A difficulty lies in the ambiguity of the word “redistribution.” If by redistribution you mean simply helping those in need, I’m for it, although I think the most conspicuous efforts by government to help those in need have made them worse off rather than better. What the working poor need are jobs, not handouts which destroy their self-respect and encourage permanent multigenerational dependency.
But if by redistribution you mean taking from those who have something just because they have it, and giving it to others just because they don’t, this is exactly what I criticized as the Robin Hood fallacy. It is theft, and yes, unfortunately the government is very good at it. We have a real moral duty to look for opportunities to help those in genuine need, but we should not confuse the needy with the merely wanty.
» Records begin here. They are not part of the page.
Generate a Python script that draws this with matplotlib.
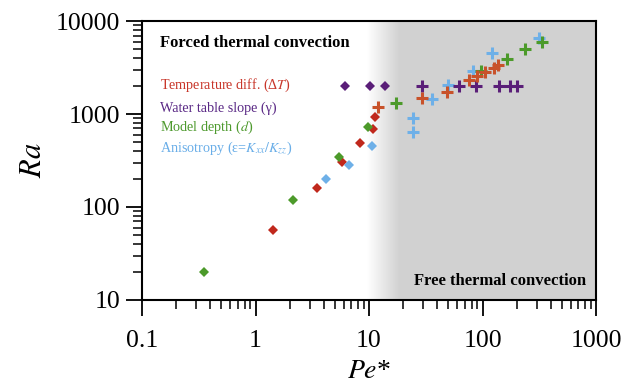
import numpy as np
import matplotlib.pyplot as plt

# Temperature difference (dT)
temp_pe_d = [1.42, 3.48, 5.82, 8.33, 10.8, 11.2]
temp_ra_d = [57, 161, 307, 491, 695, 935]
temp_pe_c = [12.1, 29.1, 48.7, 76, 90, 105, 127, 138]
temp_ra_c = [1190, 1475, 1738, 2321, 2563, 2808, 3100, 3365]

# Water table slope (gamma)
slope_pe_d = [6.2, 10.1, 13.9]
slope_ra_d = [2000, 2000, 2000]
slope_pe_c = [29.1, 61.7, 87.1, 139, 175, 203]
slope_ra_c = [2000, 2000, 2000, 2000, 2000, 2000]

# Model depth (d)
depth_pe_d = [0.35, 2.13, 5.41, 9.73]
depth_ra_d = [20, 119, 347, 729]
depth_pe_c = [17.2, 96.4, 163, 237, 332]
depth_ra_c = [1303, 2923, 3903, 4960, 5900]

# Anisotropy
aniso_pe_d = [4.18, 6.7, 10.6]
aniso_ra_d = [199, 283, 449]
aniso_pe_c = [24.3, 24.3, 36.1, 50, 82, 121, 316]
aniso_ra_c = [899, 645, 1439, 2050, 2923, 4563, 6515]

red_d, red_c = '#c0281c', '#c8522a'
purple = '#5a1e78'
green = '#4c9a2a'
blue = '#6eb0e8'

plt.rcParams['font.family'] = ['Liberation Serif', 'DejaVu Serif']
plt.rcParams['mathtext.fontset'] = 'stix'

fig = plt.figure(figsize=(6.38, 3.84), dpi=100)
ax = fig.add_axes([0.2226, 0.219, 0.7116, 0.726])
ax.set_xscale('log')
ax.set_yscale('log')
ax.set_xlim(0.1, 1000)
ax.set_ylim(10, 10000)

# shaded background with gradient edge
xs = np.linspace(0, 1, 600)
shade = np.clip((xs - 0.495) / (0.565 - 0.495), 0, 1)
gray = 0.823
col = 1 - shade * (1 - gray)
img = np.repeat(np.stack([col, col, col], axis=-1)[None, :, :], 2, axis=0)
ax.imshow(img, extent=[0, 1, 0, 1], transform=ax.transAxes, aspect='auto', zorder=0)

ms_d, ms_c, mew = 5.5, 9, 2.2
ax.plot(temp_pe_d, temp_ra_d, 'D', color=red_d, ms=ms_d, mew=0, zorder=3)
ax.plot(slope_pe_d, slope_ra_d, 'D', color=purple, ms=ms_d, mew=0, zorder=3)
ax.plot(depth_pe_d, depth_ra_d, 'D', color=green, ms=ms_d, mew=0, zorder=3)
ax.plot(aniso_pe_d, aniso_ra_d, 'D', color=blue, ms=ms_d, mew=0, zorder=3)
ax.plot(aniso_pe_c, aniso_ra_c, '+', color=blue, ms=ms_c, mew=mew, zorder=3)
ax.plot(slope_pe_c, slope_ra_c, '+', color=purple, ms=ms_c, mew=mew, zorder=3)
ax.plot(depth_pe_c, depth_ra_c, '+', color=green, ms=ms_c, mew=mew, zorder=3)
ax.plot(temp_pe_c, temp_ra_c, '+', color=red_c, ms=ms_c, mew=mew, zorder=3)

ax.set_xticks([0.1, 1, 10, 100, 1000])
ax.set_xticklabels(['0.1', '1', '10', '100', '1000'])
ax.set_yticks([10, 100, 1000, 10000])
ax.set_yticklabels(['10', '100', '1000', '10000'])
ax.tick_params(which='major', direction='out', length=11.5, width=1.3, labelsize=18.5)
ax.tick_params(which='minor', direction='out', length=6.5, width=1.1)
ax.tick_params(axis='x', which='major', pad=10)
ax.tick_params(axis='y', which='major', pad=4)
for s in ax.spines.values():
    s.set_linewidth(1.5)

ax.set_xlabel('$Pe$*', fontsize=20, labelpad=5)
ax.set_ylabel('$Ra$', fontsize=22, labelpad=6)

ax.text(0.04, 0.922, 'Forced thermal convection', transform=ax.transAxes,
        fontsize=12, fontweight='bold', va='center')
ax.text(0.978, 0.068, 'Free thermal convection', transform=ax.transAxes,
        fontsize=12, fontweight='bold', va='center', ha='right')

leg = [('Temperature diff. (Δ$T$)', '#c8362a', 0.756),
       ('Water table slope (γ)', '#5b2a86', 0.674),
       ('Model depth ($d$)', '#4e9a2e', 0.606),
       ('Anisotropy (ε=$K_{xx}/K_{zz}$)', '#6aaee8', 0.530)]
for txt, c, yy in leg:
    ax.text(0.04, yy, txt, transform=ax.transAxes, fontsize=10.2, color=c, va='baseline')

fig.savefig('out.png', dpi=100)
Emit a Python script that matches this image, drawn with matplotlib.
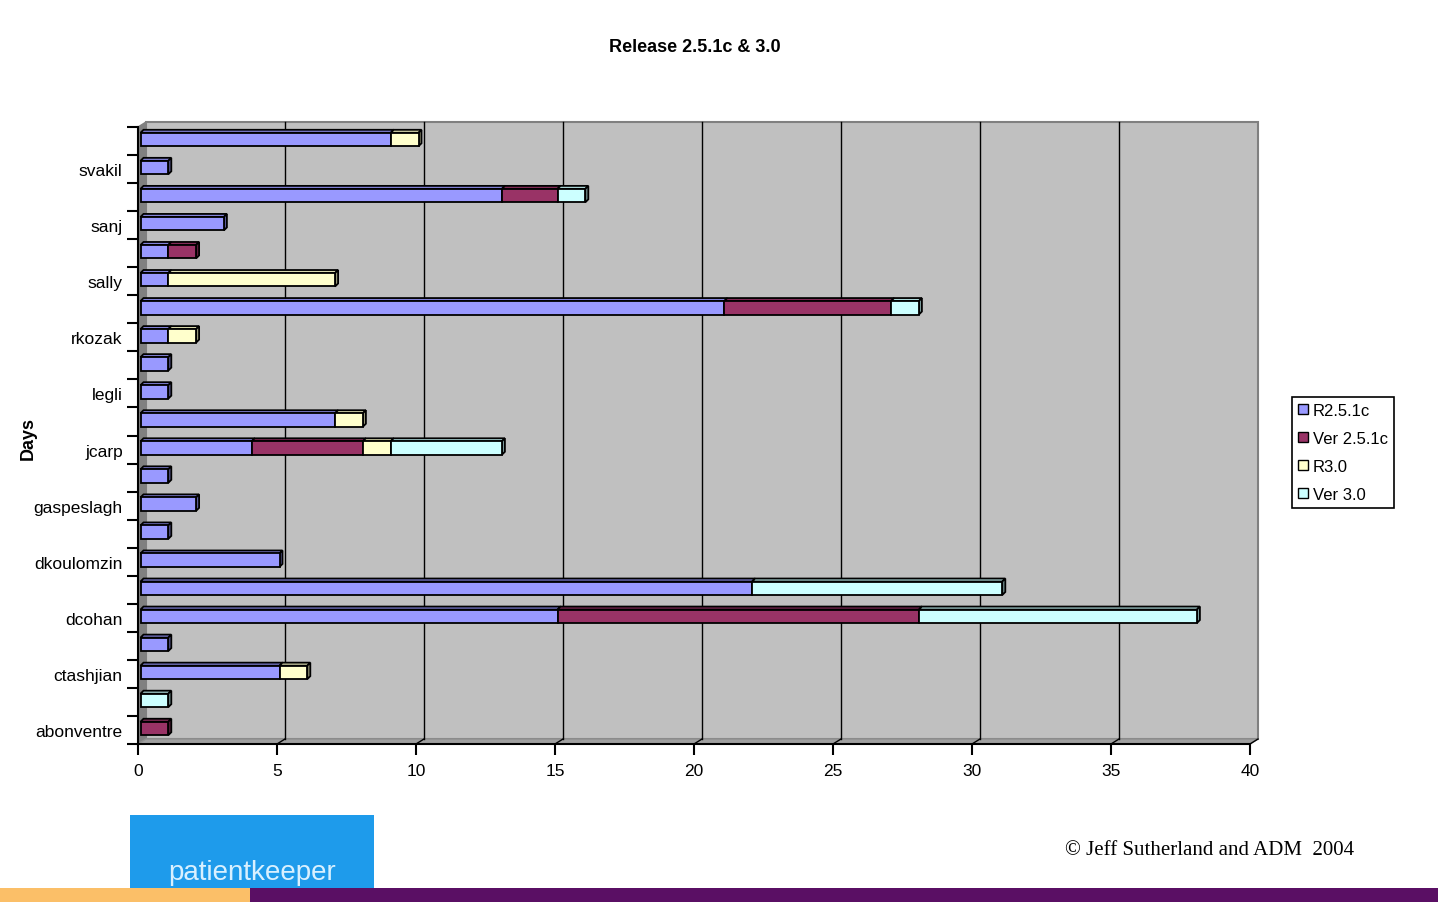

There is no moral duty to make everyone the same, and it is not even a good idea, because it destroys initiative. Look what happened to the Soviet collective farms. People became more hungry, not less, because they received the same dole no matter how hard they worked.
By the way, the data show that although progressives claim to be more compassionate, conservatives give a lot more to charity. What progressives mean by compassion isn’t that Paul helps out Sam, but that Peter puts his hand in Paul’s pocket and gives Sam what he finds there -- and the government is Peter.
As to the justification of the administrative state by the courts of the New Deal, I applaud your desire to act only through law, but sometimes what the government calls a law can be in a deeper sense unlawful. The New Deal justices carved out a place for the administrative state by throwing out the “no redelegation of delegated powers” rule, which said that if one party delegates a power to another party, the second party must not turn around and give it to someone else. Formerly it had been held that since the people delegated the rulemaking power to the legislature, the legislature couldn’t redelegate it to executive agencies. That old understanding makes perfect sense to me.
Moreover, it had always been held previously that the combination of all three kinds of power, legislative, executive, and judicial, in the same set of hands is “the very definition of tyranny” – those are the words of the great Constitutional architect James Madison. But executive agencies do combine all three kinds of power. They make rules, they execute rules, and they conduct their own judicial proceedings under the rules they draw up.
You would like to believe in both a republic and an administrative state. I think you can believe in one or the other, but not both; you have to choose. Ultimately, the administrative state destroys the republic. It is the political tyranny of a single class, the class of experts, under the guise of not being political at all.